MHA for Trinity North
- In office 1956–1966
- Preceded by: Samuel J. Hefferton
- Succeeded by: C. Maxwell Lane

Personal details
- Born: June 19, 1920 Catalina, Dominion of Newfoundland
- Died: April 16, 2010 (aged 89) St. John's, Newfoundland and Labrador
- Party: Liberal Party of Newfoundland and Labrador
- Occupation: lawyer

= Arthur S. Mifflin =

Canadian judge and politician

Arthur Samuel Mifflin (June 19, 1920 – April 16, 2010) was a Canadian politician and judge. He represented the electoral district of Trinity North in the Newfoundland and Labrador House of Assembly from 1956 to 1966. He was a member of the Liberal Party of Newfoundland and Labrador.

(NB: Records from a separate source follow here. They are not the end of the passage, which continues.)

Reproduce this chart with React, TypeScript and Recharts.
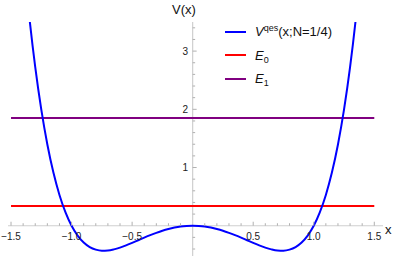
import { LineChart, Line, XAxis, YAxis, ReferenceLine, Legend } from "recharts"

// potential V^qes(x; N=1/4)
const xValues = [
  -1.4, -1.35, -1.3, -1.25, -1.2, -1.15, -1.1, -1.05, -1, -0.95, -0.9, -0.85, -0.8, -0.75, -0.7,
  -0.65, -0.6, -0.55, -0.5, -0.45, -0.4, -0.35, -0.3, -0.25, -0.2, -0.15, -0.1, -0.05, 0,
  0.05, 0.1, 0.15, 0.2, 0.25, 0.3, 0.35, 0.4, 0.45, 0.5, 0.55, 0.6, 0.65, 0.7, 0.75, 0.8,
  0.85, 0.9, 0.95, 1, 1.05, 1.1, 1.15, 1.2, 1.25, 1.3, 1.35, 1.4,
]
const vqesValues = [
  4.664, 3.607, 2.724, 1.994, 1.396, 0.913, 0.529, 0.229, 0, -0.169, -0.288, -0.366, -0.41, -0.428, -0.425,
  -0.406, -0.376, -0.338, -0.295, -0.25, -0.205, -0.162, -0.122, -0.086, -0.056, -0.032, -0.014, -0.004, 0,
  -0.004, -0.014, -0.032, -0.056, -0.086, -0.122, -0.162, -0.205, -0.25, -0.295, -0.338, -0.376, -0.406, -0.425, -0.428, -0.41,
  -0.366, -0.288, -0.169, 0, 0.229, 0.529, 0.913, 1.396, 1.994, 2.724, 3.607, 4.664,
]
const levelE0 = 0.34
const levelE1 = 1.85
const levelSpan = [-1.5, 1.5]

const xTickValues = [
  -1.5, -1.4, -1.3, -1.2, -1.1, -1, -0.9, -0.8, -0.7, -0.6, -0.5, -0.4, -0.3, -0.2, -0.1,
  0.1, 0.2, 0.3, 0.4, 0.5, 0.6, 0.7, 0.8, 0.9, 1, 1.1, 1.2, 1.3, 1.4, 1.5,
]
const xTickLabels = [-1.5, -1, -0.5, 0.5, 1, 1.5]
const yTickValues = [-0.4, -0.2, 0.2, 0.4, 0.6, 0.8, 1, 1.2, 1.4, 1.6, 1.8, 2, 2.2, 2.4, 2.6, 2.8, 3, 3.2, 3.4]
const yTickLabels = [1, 2, 3]

const curveData = xValues.map((x, i) => ({ x, v: vqesValues[i] }))
const e0Data = levelSpan.map((x) => ({ x, v: levelE0 }))
const e1Data = levelSpan.map((x) => ({ x, v: levelE1 }))

const W = 398
const H = 257
const AXIS_W = 1
const AXIS_H = 1
const margin = { top: 22, right: 15, bottom: 0, left: 7 }
const xDomain: [number, number] = [-1.525, 1.572]
const yDomain: [number, number] = [-0.52, 3.5]
const plotLeft = margin.left + AXIS_W
const plotW = W - plotLeft - margin.right
const plotH = H - margin.top - margin.bottom - AXIS_H
// axes cross at the origin, like Mathematica
const X0 = plotLeft + ((0 - xDomain[0]) / (xDomain[1] - xDomain[0])) * plotW
const Y0 = margin.top + ((yDomain[1] - 0) / (yDomain[1] - yDomain[0])) * plotH

const FONT = "'Liberation Sans', Arial, sans-serif"
const AXIS = "#cfcfcf"
const TICK = "#b0b0b0"
const LABEL = "#222"

function fmt(v: number) {
  return v < 0 ? "\u2212" + Math.abs(v).toFixed(1) : v.toFixed(1)
}

function renderXTick(props: any) {
  const { x, payload } = props
  const major = xTickLabels.includes(payload.value)
  return (
    <g key={"xt" + payload.value}>
      <line x1={x} x2={x} y1={Y0} y2={Y0 - (major ? 4 : 2.5)} stroke={TICK} strokeWidth={1} />
      {major && (
        <text x={x} y={Y0 + 14.5} textAnchor="middle" fontSize={10} fontFamily={FONT} fill={LABEL}>
          {fmt(payload.value)}
        </text>
      )}
    </g>
  )
}

function renderYTick(props: any) {
  const { y, payload } = props
  const major = yTickLabels.includes(payload.value)
  return (
    <g key={"yt" + payload.value}>
      <line x1={X0} x2={X0 + (major ? 4 : 2.5)} y1={y} y2={y} stroke={TICK} strokeWidth={1} />
      {major && (
        <text x={X0 - 4.5} y={y + 3.6} textAnchor="end" fontSize={10} fontFamily={FONT} fill={LABEL}>
          {payload.value}
        </text>
      )}
    </g>
  )
}

const legendOrder = ["vqes", "E0", "E1"]

function legendLabel(name: string) {
  if (name === "vqes")
    return (
      <span>
        <i>V</i>
        <span style={{ fontSize: 9, position: "relative", top: -5 }}>qes</span>(x;N=1/4)
      </span>
    )
  const sub = name === "E0" ? "0" : "1"
  return (
    <span>
      <i>E</i>
      <span style={{ fontSize: 9, position: "relative", top: 3 }}>{sub}</span>
    </span>
  )
}

function LegendContent(props: any) {
  const payload: any[] = props.payload ?? []
  const items = legendOrder.map((n) => payload.find((p) => p.value === n)).filter(Boolean)
  return (
    <div style={{ fontFamily: FONT, fontSize: 13, color: "#111" }}>
      {items.map((p) => (
        <div key={p.value} style={{ display: "flex", alignItems: "center", height: 23.5, whiteSpace: "nowrap" }}>
          <span style={{ display: "inline-block", width: 21, height: 2, background: p.color, marginRight: 9 }} />
          {legendLabel(p.value)}
        </div>
      ))}
    </div>
  )
}

export default function App() {
  return (
    <div style={{ position: "relative", width: W, height: H, background: "#fff" }}>
      <style>{"body{margin:0}"}</style>
      <LineChart width={W} height={H} margin={margin}>
        <XAxis
          type="number"
          dataKey="x"
          domain={xDomain}
          allowDataOverflow
          ticks={xTickValues}
          interval={0}
          height={AXIS_H}
          axisLine={false}
          tickLine={false}
          tick={renderXTick}
        />
        <YAxis
          type="number"
          dataKey="v"
          domain={yDomain}
          allowDataOverflow
          ticks={yTickValues}
          interval={0}
          width={AXIS_W}
          axisLine={false}
          tickLine={false}
          tick={renderYTick}
        />
        <ReferenceLine y={0} stroke={AXIS} strokeWidth={1.2} />
        <ReferenceLine x={0} stroke={AXIS} strokeWidth={1.2} />
        <Line data={e0Data} dataKey="v" name="E0" stroke="#ff0000" strokeWidth={2} dot={false} type="linear" isAnimationActive={false} />
        <Line data={e1Data} dataKey="v" name="E1" stroke="#800080" strokeWidth={2} dot={false} type="linear" isAnimationActive={false} />
        <Line data={curveData} dataKey="v" name="vqes" stroke="#0000ff" strokeWidth={2} dot={false} type="monotone" isAnimationActive={false} />
        <Legend
          layout="vertical"
          align="center"
          verticalAlign="middle"
          content={<LegendContent />}
          wrapperStyle={{ top: 20, left: 225, width: 160 }}
        />
      </LineChart>
      <div style={{ position: "absolute", left: 172, top: 2.5, fontFamily: FONT, fontSize: 13, lineHeight: "13px", color: "#111" }}>
        V(x)
      </div>
      <div style={{ position: "absolute", left: 385, top: 222.5, fontFamily: FONT, fontSize: 13, lineHeight: "13px", color: "#111" }}>
        x
      </div>
    </div>
  )
}
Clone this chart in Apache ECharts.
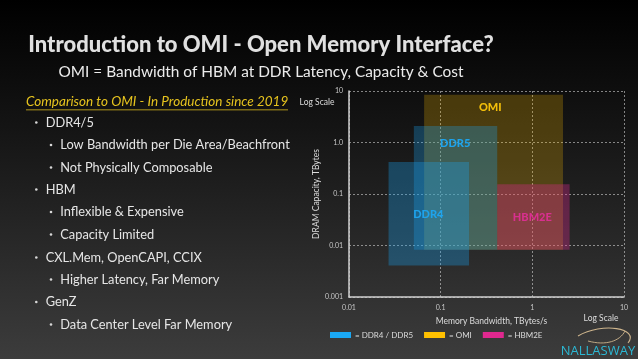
<!DOCTYPE html>
<html><head><meta charset="utf-8">
<script src="https://cdn.jsdelivr.net/npm/echarts@6/dist/echarts.min.js"></script>
<style>html,body{margin:0;padding:0;background:#000}#c{width:638px;height:359px}</style>
</head><body><div id="c"></div>
<script>
// ---- data ----
var techNames = ['OMI', 'DDR4', 'DDR5', 'HBM2E'];
var legendNames = ['DDR4 / DDR5', 'OMI', 'HBM2E'];
// bandwidth range TBytes/s [min, max]
var bwMin = [0.066, 0.027, 0.051, 0.414];
var bwMax = [2.16, 0.204, 0.414, 2.55];
// capacity range TBytes [min, max]
var capMin = [0.0083, 0.0041, 0.0083, 0.0083];
var capMax = [8.5, 0.417, 2.09, 0.155];
// label anchor positions [bandwidth, capacity]
var labelBw = [0.348, 0.0733, 0.144, 1.0];
var labelCap = [4.82, 0.0404, 0.964, 0.0353];
var xTickLabels = ['0.01', '0.1', '1', '10'];
var yTickLabels = ['0.001', '0.01', '0.1', '1.0', '10'];
var bullets = [
  [1, 'DDR4/5'],
  [2, 'Low Bandwidth per Die Area/Beachfront'],
  [2, 'Not Physically Composable'],
  [1, 'HBM'],
  [2, 'Inflexible & Expensive'],
  [2, 'Capacity Limited'],
  [1, 'CXL.Mem, OpenCAPI, CCIX'],
  [2, 'Higher Latency, Far Memory'],
  [1, 'GenZ'],
  [2, 'Data Center Level Far Memory']
];

// ---- styles ----
var fillColors = {OMI: 'rgba(255,192,0,0.24)', DDR4: 'rgba(26,163,240,0.32)', DDR5: 'rgba(26,163,240,0.30)', HBM2E: 'rgba(224,40,143,0.34)'};
var textColors = {OMI: '#F2BE0A', DDR4: '#1EA3EC', DDR5: '#1EA3EC', HBM2E: '#D8308F'};
var seriesColor = {'DDR4 / DDR5': '#1AA8F4', 'OMI': '#FFC000', 'HBM2E': '#E0288F'};
var seriesOf = {OMI: 'OMI', DDR4: 'DDR4 / DDR5', DDR5: 'DDR4 / DDR5', HBM2E: 'HBM2E'};

function makeSeries(sname) {
  var data = [];
  techNames.forEach(function (t, i) {
    if (seriesOf[t] === sname) data.push({name: t, value: [bwMin[i], bwMax[i], capMin[i], capMax[i], labelBw[i], labelCap[i]]});
  });
  return {
    type: 'custom', name: sname, coordinateSystem: 'cartesian2d',
    itemStyle: {color: seriesColor[sname]},
    encode: {x: [0, 1], y: [2, 3]},
    data: data, silent: true,
    renderItem: function (params, api) {
      var name = data[params.dataIndex].name;
      var p1 = api.coord([api.value(0), api.value(3)]);
      var p2 = api.coord([api.value(1), api.value(2)]);
      var lp = api.coord([api.value(4), api.value(5)]);
      return {type: 'group', children: [
        {type: 'rect', shape: {x: p1[0], y: p1[1], width: p2[0] - p1[0], height: p2[1] - p1[1]},
         style: {fill: fillColors[name]}},
        {type: 'text', x: lp[0], y: lp[1], z2: 100,
         style: {text: name, fill: textColors[name], font: '900 11px Lato', align: 'center', verticalAlign: 'middle'}}
      ]};
    }
  };
}
// draw order: OMI first, then DDR, then HBM2E
var series = [makeSeries('OMI'), makeSeries('DDR4 / DDR5'), makeSeries('HBM2E')];

var graphics = [];
graphics.push({type: 'text', x: 261, y: 45, style: {text: 'Introduction to OMI - Open Memory Interface?', font: '900 22px Lato', align: 'center', verticalAlign: 'middle', fill: '#e0e0e0'}});
graphics.push({type: 'text', x: 261, y: 72, style: {text: 'OMI = Bandwidth of HBM at DDR Latency, Capacity & Cost', font: '15.4px Lato', align: 'center', verticalAlign: 'middle', fill: '#ececec'}});
graphics.push({type: 'text', x: 26, y: 102, style: {text: 'Comparison to OMI - In Production since 2019', font: 'italic 13.5px Lato', verticalAlign: 'middle', fill: '#E6C31E'}});
graphics.push({type: 'rect', shape: {x: 26, y: 109.5, width: 262, height: 0.8}, style: {fill: '#E6C31E'}});
var rowY = [122.5, 145, 167.5, 189.5, 212, 234.5, 257.5, 279.5, 302, 324.5];
bullets.forEach(function (b, i) {
  var lvl = b[0];
  var dotX = lvl === 1 ? 36.3 : 51;
  var txtX = lvl === 1 ? 45.7 : 60.3;
  graphics.push({type: 'circle', shape: {cx: dotX, cy: rowY[i], r: 1.3}, style: {fill: '#d8d8d8'}});
  graphics.push({type: 'text', x: txtX, y: rowY[i], style: {text: b[1], font: '12.8px Lato', verticalAlign: 'middle', fill: '#e6e6e6'}});
});
graphics.push({type: 'text', x: 317, y: 102.5, style: {text: 'Log Scale', font: '8.5px Lato', align: 'center', verticalAlign: 'middle', fill: '#dcdcdc'}});
graphics.push({type: 'text', x: 601, y: 318.5, style: {text: 'Log Scale', font: '8.5px Lato', align: 'center', verticalAlign: 'middle', fill: '#dcdcdc'}});
// logo
graphics.push({type: 'bezierCurve', shape: {x1: 578, y1: 336, x2: 628, y2: 343, cpx1: 602, cpy1: 322, cpx2: 640, cpy2: 328}, style: {stroke: '#cdb48c', lineWidth: 1.1, fill: null}});
graphics.push({type: 'bezierCurve', shape: {x1: 588, y1: 341, x2: 625, y2: 331, cpx1: 606, cpy1: 346, cpx2: 620, cpy2: 341}, style: {stroke: '#cdb48c', lineWidth: 0.9, fill: null}});
graphics.push({type: 'text', x: 598, y: 351, style: {text: 'NALLASWAY', font: '13px "Open Sans"', align: 'center', verticalAlign: 'middle', fill: '#2CB8D4'}});

var chart = echarts.init(document.getElementById('c'));
chart.setOption({
  backgroundColor: new echarts.graphic.LinearGradient(0, 0, 0, 1, [{offset: 0, color: '#000000'}, {offset: 0.35, color: '#141414'}, {offset: 1, color: '#3c3c3c'}]),
  animation: false,
  grid: {left: 349, right: 14, top: 91, bottom: 62},
  legend: {
    data: legendNames, left: 325, top: 326, itemWidth: 21, itemHeight: 6, itemGap: 11, icon: 'rect',
    formatter: function (n) { return '= ' + n; },
    textStyle: {color: '#dcdcdc', fontSize: 8, fontFamily: 'Lato', padding: [0, 0, 0, -1]}
  },
  xAxis: {
    type: 'log', logBase: 10, min: 0.01, max: 10,
    name: 'Memory Bandwidth, TBytes/s', nameLocation: 'middle', nameGap: 20,
    nameTextStyle: {color: '#dcdcdc', fontSize: 8.5, fontFamily: 'Lato', padding: [0, 0, 0, 10]},
    axisLine: {show: true, lineStyle: {color: '#d0d0d0', width: 1.5}},
    axisTick: {show: false},
    axisLabel: {color: '#c8c8c8', fontSize: 7, fontFamily: 'Lato', margin: 7,
      formatter: function (v) { return xTickLabels[Math.round(Math.log10(v)) + 2]; }},
    splitLine: {show: true, lineStyle: {color: 'rgba(210,210,210,0.6)', type: [2, 2], width: 1}}
  },
  yAxis: {
    type: 'log', logBase: 10, min: 0.001, max: 10,
    name: 'DRAM Capacity, TBytes', nameLocation: 'middle', nameGap: 27, nameRotate: 90,
    nameTextStyle: {color: '#dcdcdc', fontSize: 8.5, fontFamily: 'Lato'},
    axisLine: {show: true, lineStyle: {color: '#d0d0d0', width: 1.5}},
    axisTick: {show: false},
    axisLabel: {color: '#c8c8c8', fontSize: 7, fontFamily: 'Lato', margin: 6,
      formatter: function (v) { return yTickLabels[Math.round(Math.log10(v)) + 3]; }},
    splitLine: {show: true, lineStyle: {color: 'rgba(210,210,210,0.6)', type: [2, 2], width: 1}}
  },
  series: series,
  graphic: {elements: graphics}
});
</script></body></html>
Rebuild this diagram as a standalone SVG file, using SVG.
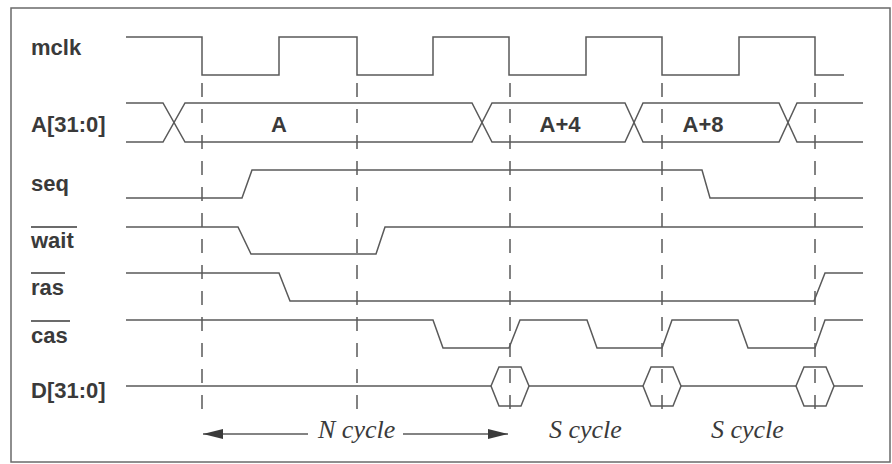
<svg xmlns="http://www.w3.org/2000/svg" width="892" height="464" viewBox="0 0 892 464">
<style>
.sig{fill:none;stroke:#5a5a5a;stroke-width:1.5;stroke-linejoin:miter}
.dash{fill:none;stroke:#5a5a5a;stroke-width:1.5;stroke-dasharray:14 12}
.lbl{font-family:"Liberation Sans",Arial,sans-serif;font-weight:bold;font-size:22px;fill:#3a3a3a}
.val{font-family:"Liberation Sans",Arial,sans-serif;font-weight:bold;font-size:22px;fill:#3a3a3a;text-anchor:middle}
.cyc{font-family:"Liberation Serif","Times New Roman",serif;font-style:italic;font-size:26px;fill:#3a3a3a}
.ovl{stroke:#3a3a3a;stroke-width:1.5}
</style>
<defs>
<marker id="ah" viewBox="0 0 20 10" refX="20" refY="5" markerWidth="20" markerHeight="10" markerUnits="userSpaceOnUse" orient="auto-start-reverse">
<path d="M0,0 L20,5 L0,10 Z" fill="#3a3a3a"/>
</marker>
</defs>
<rect x="0" y="0" width="892" height="464" fill="#ffffff"/>
<rect x="11" y="8" width="879" height="454" fill="none" stroke="#6a6a6a" stroke-width="1.5"/>

<g id="grid">
<line class="dash" x1="202" y1="83" x2="202" y2="415"/>
<line class="dash" x1="357" y1="83" x2="357" y2="415"/>
<line class="dash" x1="510" y1="83" x2="510" y2="415"/>
<line class="dash" x1="662" y1="83" x2="662" y2="415"/>
<line class="dash" x1="815" y1="83" x2="815" y2="415"/>
</g>

<g id="mclk">
<text class="lbl" x="31" y="55">mclk</text>
<path class="sig" d="M126,37 H202 V75 H279 V37 H357 V75 H433 V37 H509 V75 H586 V37 H662 V75 H739 V37 H815 V75 H844"/>
</g>

<g id="addr">
<text class="lbl" x="31" y="132">A[31:0]</text>
<path class="sig" d="M126,103 H163 L185,142 H472 L492,103 H625 L643,142 H779 L797,103 H863"/>
<path class="sig" d="M126,142 H163 L185,103 H472 L492,142 H625 L643,103 H779 L797,142 H863"/>
<text class="val" x="279" y="132">A</text>
<text class="val" x="560" y="132">A+4</text>
<text class="val" x="703" y="132">A+8</text>
</g>

<g id="seq">
<text class="lbl" x="31" y="191">seq</text>
<path class="sig" d="M126,198 H242 L252,170 H702 L710,198 H863"/>
</g>

<g id="wait">
<text class="lbl" x="31" y="248">wait</text>
<line class="ovl" x1="31" y1="227" x2="77" y2="227"/>
<path class="sig" d="M126,227 H238 L251,254 H376 L385,227 H863"/>
</g>

<g id="ras">
<text class="lbl" x="31" y="295">ras</text>
<line class="ovl" x1="31" y1="273" x2="65" y2="273"/>
<path class="sig" d="M126,273 H279 L290,301 H814 L825,273 H863"/>
</g>

<g id="cas">
<text class="lbl" x="31" y="343">cas</text>
<line class="ovl" x1="31" y1="321" x2="70" y2="321"/>
<path class="sig" d="M126,320 H433 L443,348 H509 L520,320 H587 L597,348 H662 L672,320 H738 L748,348 H815 L825,320 H863"/>
</g>

<g id="data">
<text class="lbl" x="31" y="398">D[31:0]</text>
<path class="sig" d="M126,386 H491 M529,386 H643 M681,386 H796 M834,386 H863"/>
<path class="sig" d="M491,386 L499,367 H521 L529,386 L521,406 H499 Z"/>
<path class="sig" d="M643,386 L651,367 H673 L681,386 L673,406 H651 Z"/>
<path class="sig" d="M796,386 L804,367 H826 L834,386 L826,406 H804 Z"/>
</g>

<g id="connectors">
<line class="sig" x1="203" y1="434" x2="308" y2="434" marker-start="url(#ah)"/>
<line class="sig" x1="403" y1="434" x2="508" y2="434" marker-end="url(#ah)"/>
</g>

<g id="labels">
<text class="cyc" x="318" y="438">N cycle</text>
<text class="cyc" x="549" y="438">S cycle</text>
<text class="cyc" x="711" y="438">S cycle</text>
</g>
</svg>
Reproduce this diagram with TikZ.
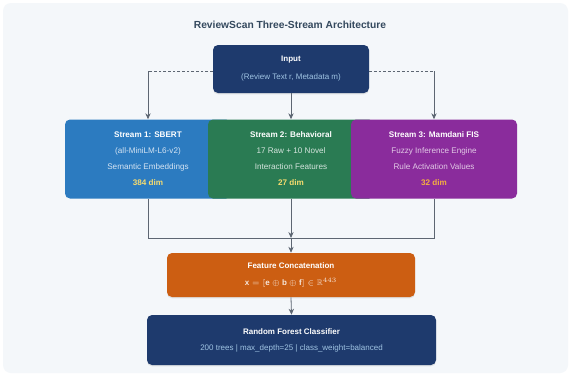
\documentclass[tikz,border=0pt]{standalone}
\usepackage{fontspec}
\setmainfont{Liberation Sans}
\usepackage{amsmath,amssymb}
\usepackage{tikz}
\usetikzlibrary{arrows.meta,shadows}

\definecolor{panelbg}{HTML}{F4F7FA}
\definecolor{titlegray}{HTML}{34495E}
\definecolor{navyfill}{HTML}{1E3A6D}
\definecolor{sbertblue}{HTML}{2C7BC0}
\definecolor{behavgreen}{HTML}{2A7B53}
\definecolor{fispurple}{HTML}{8A2C9C}
\definecolor{concatorange}{HTML}{CC5E12}
\definecolor{linkgray}{HTML}{5D6672}
\definecolor{dimyellow}{HTML}{F7DC6F}
\definecolor{dimorange}{HTML}{F5B041}

\begin{document}
\begin{tikzpicture}[x=0.75pt,y=0.75pt,yscale=-1,xscale=1,
  block/.style={rounded corners=3.75pt, inner sep=0pt, text=white, align=center},
  shadowed/.style={drop shadow={opacity=0.18, shadow xshift=0pt, shadow yshift=-1pt}},
  inputbox/.style={block, shadowed, fill=navyfill, minimum width=117pt, minimum height=36pt,
    font=\fontsize{6}{13.5}\selectfont},
  streambox/.style={block, minimum width=124.5pt, minimum height=59.25pt,
    font=\fontsize{6.1}{12}\selectfont},
  concatbox/.style={block, shadowed, fill=concatorange, minimum width=186pt, minimum height=33pt,
    font=\fontsize{6}{12.75}\selectfont},
  rfbox/.style={block, shadowed, fill=navyfill, minimum width=216.75pt, minimum height=37.5pt,
    font=\fontsize{6}{12}\selectfont},
  link/.style={draw=linkgray, line width=0.6pt},
  arr/.style={link, -{Stealth[length=4.5pt,width=4pt]}}]
\path[use as bounding box] (0,0) rectangle (571,376);
\fill[white] (0,0) rectangle (571,376);
\fill[panelbg, rounded corners=6pt] (3,3) rectangle (568,373);

% Title
\node[font=\bfseries\fontsize{7.7}{9}\selectfont, text=titlegray] (title) at (290,25) {ReviewScan Three-Stream Architecture};

% Input
\node[inputbox] (input) at (291,69) {\textbf{Input}\\ \textcolor{sbertblue!45!white}{(Review Text r, Metadata m)}};

% Streams (each one drawn over the one before)
\node[streambox, fill=sbertblue] (sbert) at (148,159) {\textbf{Stream 1: SBERT}\\
  \textcolor{white!80!sbertblue}{(all-MiniLM-L6-v2)}\\
  \textcolor{white!80!sbertblue}{Semantic Embeddings}\\
  \textcolor{dimyellow}{\textbf{384 dim}}};
\node[streambox, fill=behavgreen] (behav) at (291,159) {\textbf{Stream 2: Behavioral}\\
  \textcolor{white!80!behavgreen}{17 Raw + 10 Novel}\\
  \textcolor{white!80!behavgreen}{Interaction Features}\\
  \textcolor{dimyellow}{\textbf{27 dim}}};
\node[streambox, fill=fispurple] (fis) at (434,159) {\textbf{Stream 3: Mamdani FIS}\\
  \textcolor{white!75!fispurple}{Fuzzy Inference Engine}\\
  \textcolor{white!75!fispurple}{Rule Activation Values}\\
  \textcolor{dimorange}{\textbf{32 dim}}};

% Concatenation and classifier
\node[concatbox] (concat) at (291,275) {\textbf{Feature Concatenation}\\
  \textcolor{white!85!concatorange}{$\mathbf{x} = [\mathbf{e} \oplus \mathbf{b} \oplus \mathbf{f}] \in \mathbb{R}^{443}$}};
\node[rfbox] (rf) at (291.5,340) {\textbf{Random Forest Classifier}\\
  \textcolor{sbertblue!45!white}{200 trees | max\_depth=25 | class\_weight=balanced}};

% fan out from input
\coordinate (leftturn) at (148,71);
\coordinate (rightturn) at (434,71);
\draw[link, dashed, dash pattern=on 2pt off 1.5pt] (input.west |- leftturn) -- (leftturn);
\draw[link, dashed, dash pattern=on 2pt off 1.5pt] (input.east |- rightturn) -- (rightturn);
\draw[arr] (leftturn) -- (sbert.north);
\draw[arr] (rightturn) -- (fis.north);
\draw[arr] (input.south) -- (behav.north);

% merge into concatenation
\coordinate (merge) at (291,238);
\draw[link] (sbert.south) -- (sbert.south |- merge) -- (fis.south |- merge) -- (fis.south);
\draw[arr] (behav.south) -- (merge);
\draw[arr] (merge) -- (concat.north);
\draw[arr] (concat.south) -- (rf.north);

\end{tikzpicture}
\end{document}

The son of Samuel W. Mifflin and Blanche Manuel, he was born in Catalina and was educated in Catalina, at Memorial University College, at the University of King's College and at Dalhousie University. Mifflin was called to the Newfoundland bar in 1947 and set up practice in St. John's. He was named Queen's Counsel in 1958. In 1964, he was named to the Supreme Court of Newfoundland. In 1975, he was named Chief Justice in the Trials Division of the Supreme Court and he was Chief Justice for the Appeals Division from 1979 until 1986, when he was named a supernumerary justice.

He died at St. Clare's Mercy Hospital in St. John's at the age of 89.